The blurring was illustrated by a study in 2010 by the Centre for Higher Education that measured inputs and outputs to produce a marginally different clustering of institutions, with Rhodes among the ‘big five’ and KwaZulu-Natal relegated to the middle grouping following the merger between the research University of Natal and the historically black University of Durban-Westville.
South Africa in the rankings
But as far as the elite is concerned, this is not reflected in the position of South African universities in the international rankings.
Four of the ‘big five’ are in the QS World University Rankings. Cape Town is ranked at 156, Wits at 363, Stellenbosch in the 401-450 band, Pretoria between 501-550, and KwaZulu-Natal in the 551-600 group. Rhodes, promoted in the 2010 study to the top group, does not feature because while it has high per capital research production, it is small.
The Times Higher Education World University Rankings ranks Cape Town at 113, Wits in the 226-250 band, Stellenbosch 251-275 and Kwazulu-Natal 351-400.
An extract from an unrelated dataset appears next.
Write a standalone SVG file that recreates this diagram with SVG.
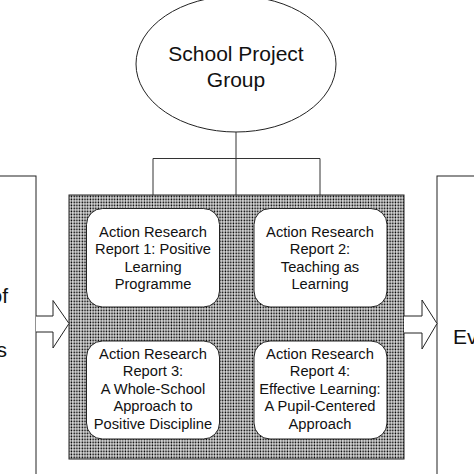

No South African universities feature in the THE Top 100 under 50, but it would be interesting to construct a ranking, for example, for the BRICS nations, to make a like-for-like comparison that eliminates the advantages of centuries of history and imperial domination.
Internally there is concern that, compared with Cape Town, Wits is on a downward trend against a target of being in the top 100 by 2022 as declared by the Wits Vision 2022 Strategic Framework.
Nongxa disclosed that current Minister of Higher Education Dr Blade Nzimande has told vice-chancellors he would like to discuss moves towards further differentiation within the existing system.
* As part of its centennial celebrations the ACU is organising a conference on rankings and associated issues in Jamaica next month.